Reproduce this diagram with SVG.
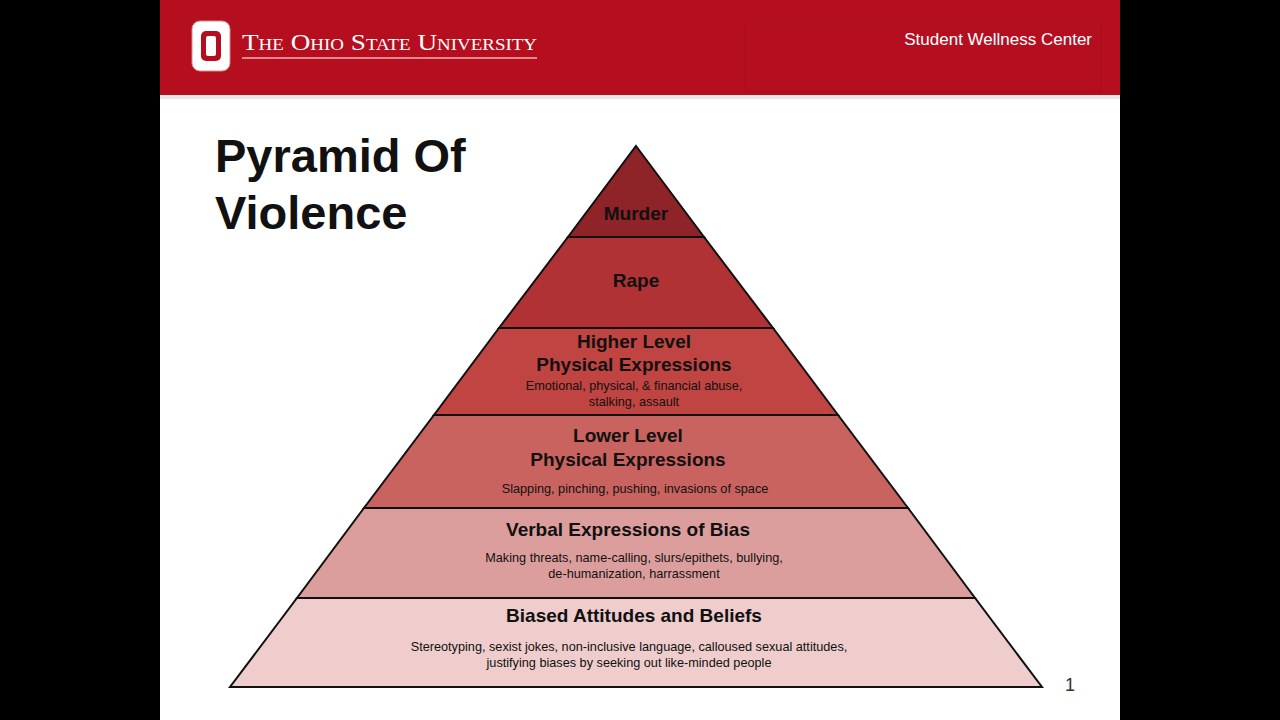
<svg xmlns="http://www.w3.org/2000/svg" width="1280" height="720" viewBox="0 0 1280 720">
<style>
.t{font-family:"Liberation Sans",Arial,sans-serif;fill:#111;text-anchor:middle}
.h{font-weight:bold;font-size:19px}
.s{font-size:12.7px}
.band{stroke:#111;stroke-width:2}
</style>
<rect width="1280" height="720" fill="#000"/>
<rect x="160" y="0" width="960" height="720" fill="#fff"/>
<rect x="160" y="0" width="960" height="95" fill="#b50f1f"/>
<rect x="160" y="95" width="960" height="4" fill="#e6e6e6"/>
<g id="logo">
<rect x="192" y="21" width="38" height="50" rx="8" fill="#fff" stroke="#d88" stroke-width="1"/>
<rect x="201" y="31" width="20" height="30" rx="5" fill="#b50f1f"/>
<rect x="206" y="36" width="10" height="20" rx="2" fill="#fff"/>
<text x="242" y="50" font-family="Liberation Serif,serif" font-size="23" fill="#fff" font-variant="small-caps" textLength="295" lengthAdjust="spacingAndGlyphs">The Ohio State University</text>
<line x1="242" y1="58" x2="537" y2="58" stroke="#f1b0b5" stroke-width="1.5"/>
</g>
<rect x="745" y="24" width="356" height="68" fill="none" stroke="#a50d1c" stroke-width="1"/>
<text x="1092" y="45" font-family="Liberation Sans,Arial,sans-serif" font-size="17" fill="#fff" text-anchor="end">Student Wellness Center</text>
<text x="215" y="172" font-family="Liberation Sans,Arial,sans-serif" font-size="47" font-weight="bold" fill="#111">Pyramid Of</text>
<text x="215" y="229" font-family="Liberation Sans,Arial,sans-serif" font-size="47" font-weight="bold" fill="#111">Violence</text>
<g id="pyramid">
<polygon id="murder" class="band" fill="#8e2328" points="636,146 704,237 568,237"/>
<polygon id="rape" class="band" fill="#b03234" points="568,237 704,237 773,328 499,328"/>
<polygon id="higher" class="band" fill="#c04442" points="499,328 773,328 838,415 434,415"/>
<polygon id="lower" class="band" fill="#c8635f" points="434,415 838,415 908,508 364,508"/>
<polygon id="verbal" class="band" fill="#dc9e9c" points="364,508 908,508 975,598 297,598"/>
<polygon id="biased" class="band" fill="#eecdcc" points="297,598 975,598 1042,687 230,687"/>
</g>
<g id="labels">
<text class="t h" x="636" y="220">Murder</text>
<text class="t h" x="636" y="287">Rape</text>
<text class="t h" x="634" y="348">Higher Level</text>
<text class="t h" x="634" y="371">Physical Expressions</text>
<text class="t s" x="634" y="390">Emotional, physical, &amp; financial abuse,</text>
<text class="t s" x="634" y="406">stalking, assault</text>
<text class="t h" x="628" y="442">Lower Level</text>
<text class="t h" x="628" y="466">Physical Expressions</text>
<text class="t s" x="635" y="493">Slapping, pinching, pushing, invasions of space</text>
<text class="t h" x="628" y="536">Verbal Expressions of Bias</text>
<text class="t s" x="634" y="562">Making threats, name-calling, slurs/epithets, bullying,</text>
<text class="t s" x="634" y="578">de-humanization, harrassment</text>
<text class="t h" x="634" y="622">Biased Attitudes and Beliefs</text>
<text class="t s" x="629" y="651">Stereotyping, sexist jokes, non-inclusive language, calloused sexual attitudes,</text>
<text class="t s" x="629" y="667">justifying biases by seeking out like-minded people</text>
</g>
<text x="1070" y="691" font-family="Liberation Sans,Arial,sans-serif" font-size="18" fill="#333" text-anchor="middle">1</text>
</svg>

→ STATED GOAL:
Reproduce the material in full, word for word, and omit the pictures.

→ RESULT:
Reproduce this diagram with SVG.
<svg xmlns="http://www.w3.org/2000/svg" width="1280" height="720" viewBox="0 0 1280 720">
<style>
.t{font-family:"Liberation Sans",Arial,sans-serif;fill:#111;text-anchor:middle}
.h{font-weight:bold;font-size:19px}
.s{font-size:12.7px}
.band{stroke:#111;stroke-width:2}
</style>
<rect width="1280" height="720" fill="#000"/>
<rect x="160" y="0" width="960" height="720" fill="#fff"/>
<rect x="160" y="0" width="960" height="95" fill="#b50f1f"/>
<rect x="160" y="95" width="960" height="4" fill="#e6e6e6"/>
<g id="logo">
<rect x="192" y="21" width="38" height="50" rx="8" fill="#fff" stroke="#d88" stroke-width="1"/>
<rect x="201" y="31" width="20" height="30" rx="5" fill="#b50f1f"/>
<rect x="206" y="36" width="10" height="20" rx="2" fill="#fff"/>
<text x="242" y="50" font-family="Liberation Serif,serif" font-size="23" fill="#fff" font-variant="small-caps" textLength="295" lengthAdjust="spacingAndGlyphs">The Ohio State University</text>
<line x1="242" y1="58" x2="537" y2="58" stroke="#f1b0b5" stroke-width="1.5"/>
</g>
<rect x="745" y="24" width="356" height="68" fill="none" stroke="#a50d1c" stroke-width="1"/>
<text x="1092" y="45" font-family="Liberation Sans,Arial,sans-serif" font-size="17" fill="#fff" text-anchor="end">Student Wellness Center</text>
<text x="215" y="172" font-family="Liberation Sans,Arial,sans-serif" font-size="47" font-weight="bold" fill="#111">Pyramid Of</text>
<text x="215" y="229" font-family="Liberation Sans,Arial,sans-serif" font-size="47" font-weight="bold" fill="#111">Violence</text>
<g id="pyramid">
<polygon id="murder" class="band" fill="#8e2328" points="636,146 704,237 568,237"/>
<polygon id="rape" class="band" fill="#b03234" points="568,237 704,237 773,328 499,328"/>
<polygon id="higher" class="band" fill="#c04442" points="499,328 773,328 838,415 434,415"/>
<polygon id="lower" class="band" fill="#c8635f" points="434,415 838,415 908,508 364,508"/>
<polygon id="verbal" class="band" fill="#dc9e9c" points="364,508 908,508 975,598 297,598"/>
<polygon id="biased" class="band" fill="#eecdcc" points="297,598 975,598 1042,687 230,687"/>
</g>
<g id="labels">
<text class="t h" x="636" y="220">Murder</text>
<text class="t h" x="636" y="287">Rape</text>
<text class="t h" x="634" y="348">Higher Level</text>
<text class="t h" x="634" y="371">Physical Expressions</text>
<text class="t s" x="634" y="390">Emotional, physical, &amp; financial abuse,</text>
<text class="t s" x="634" y="406">stalking, assault</text>
<text class="t h" x="628" y="442">Lower Level</text>
<text class="t h" x="628" y="466">Physical Expressions</text>
<text class="t s" x="635" y="493">Slapping, pinching, pushing, invasions of space</text>
<text class="t h" x="628" y="536">Verbal Expressions of Bias</text>
<text class="t s" x="634" y="562">Making threats, name-calling, slurs/epithets, bullying,</text>
<text class="t s" x="634" y="578">de-humanization, harrassment</text>
<text class="t h" x="634" y="622">Biased Attitudes and Beliefs</text>
<text class="t s" x="629" y="651">Stereotyping, sexist jokes, non-inclusive language, calloused sexual attitudes,</text>
<text class="t s" x="629" y="667">justifying biases by seeking out like-minded people</text>
</g>
<text x="1070" y="691" font-family="Liberation Sans,Arial,sans-serif" font-size="18" fill="#333" text-anchor="middle">1</text>
</svg>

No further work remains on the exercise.